IS NONITO DONAIRE STILL AN “A” FIGHTER?
Los Angeles, CA– Nonito Donaire (32-2, 21 KOs) kept his career afloat for the moment with a 9th round TKO over Vic Darchinyan (39-6-1, 28 KOs), a guy he had previously stopped in five rounds back on July 7, 2007. Despite earning the W over Vic, this was not an impressive performance by Nonito by any stretch.
ONCE SUPERSTAR NOW A QUESTION MARK
Once considered a top five ‘pound-for-pound’ talent by many in the boxing community, Donaire always looked quite limited in my opinion. Yes, he has good power. Yes, he does have some ability. Yes, he has carried these things with him as he has traversed weight classes, but “The Filipino Flash” has also carried his limitations. He has been overrated, which is something I know all about after putting Abner Mares (26-1-1, 14 KO) in my pound-for-pound top five shortly before he was starched in the first round by Jhonny Gonzalez (55-8, 47 KO) this August.
DONAIRE HAS HAD “LEAKS IN HULL” FOR SOME TIME
The first time I noticed Donaire’s flaws as a pugilist was back in 2011 against Omar Narvaez (40-1-2, 21 KOs). Nonito essentially pitched a shutout that night and captured a very wide UD victory, but he had difficulty landing anything substantial on a much smaller man moving up in weight. Narvaez used his defense and movement to avoid taking any punishment. This was just a few months after what I view as Nonito’s finest hour, a two-round destruction of Fernando Montiel (50-4-2, 38 KOs), so I decided to give Donaire a pass.
“GREEN” VAZQUEZ PUSHED NONITO HARD!
Wilfredo Vazquez Jr. (23-3-1, 19 KO) again illuminated some cracks in Donaire’s armor. Though the fight was not close enough to warrant the split decision in favor of Donaire and should have been a unanimous decision for the Fil-Am fighter instead, Vazquez certainly won some rounds by boxing effectively. Jeffrey Mathebula (27-4-2, 14 KOs) likely did enough to beat Nonito, but walked away with a WIDE UD loss. Even if you had Nonito winning that fight, one in which he was significantly out-thrown and out-landed, Mathebula deserved far more rounds than he was given on the official cards, which read 117-110 once and 119-108 twice in favor of Donaire.
LUSTER OF DONAIRE NOT OVERLY COMPELLING
Donaire and promoter Bob Arum decided to play it safe and visit some senior homes to find his next two opponents in Toshiaki Nishioka (39-5-3, 24 KOs) and Jorge Arce (64-7-2, 46 KOs). Nonito beat both fairly easily, though again struggled to land against Nishioka, who was coming off a year layoff and retired after the fight. Arce retired after getting drilled in three rounds against Donaire, though he is returning to the ring this Saturday after eleven months away.

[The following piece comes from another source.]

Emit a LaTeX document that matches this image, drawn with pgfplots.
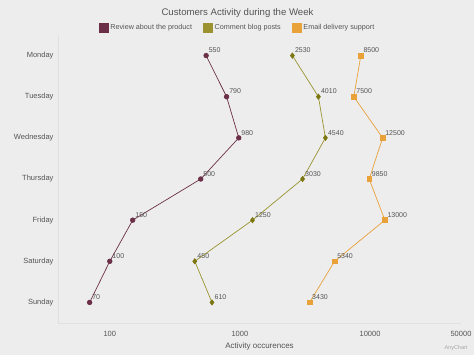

DONAIRE MEETS TWO-TIME OLYMPIC CHAMP RIGONDEAUX
Going into the Guillermo Rigondeaux (12-0, 8 KOs) fight, many expected Donaire to destroy the “chinny” Cuban. Instead, Rigo carved him up over 12 rounds and had Nonito on the retreat in the final stanza. I knew going in that the Cuban amateur standout would win. The only question mark was his chin, which proved to be rather sturdy after all. Rigo took Nonito’s prized left hook away from him, and made him look like a fish out of water.
NONITO OVERLY PRAISED BY STAR-STARVED MEDIA
A myriad of excuses came from the Donaire camp following this one-sided loss (weight issues, training issues, shoulder injury, child on the way, etc.), but none of them rang true. He was simply outclassed by the superior boxer that night. If they fought ten more times, I would bet money on “El Chacal” winning 9 times at least. Nonito has been exposed as a puncher with a little boxing ability, and has not had a truly impressive performance against a worthy opponent since he beheaded Montiel back in 2011. A guy he beat handily in Vic Darchinyan was able to bust him up and hurt him on multiple occasions on Saturday night, thus I think it is time for Nonito to take a long look at his career.
OVER THE HILL FOR LIGHTER WEIGHT GUY?
At 30, Donaire is beginning to get up in age for a lower-weight fighter. He has a solid resume and has beaten most of the people he has entered the ring with. He is also a bit of a one-trick pony. Luckily for him, that one-trick has been a lethal left hook that has carried him to the top of a few divisions. Can he come back and beat some good opponents? No doubt. He is nowhere near “shot”. Does he still have the competitive fire to compete with the best of the best? Truth be told, I think Guillermo Rigondeaux extinguished that fire back in April.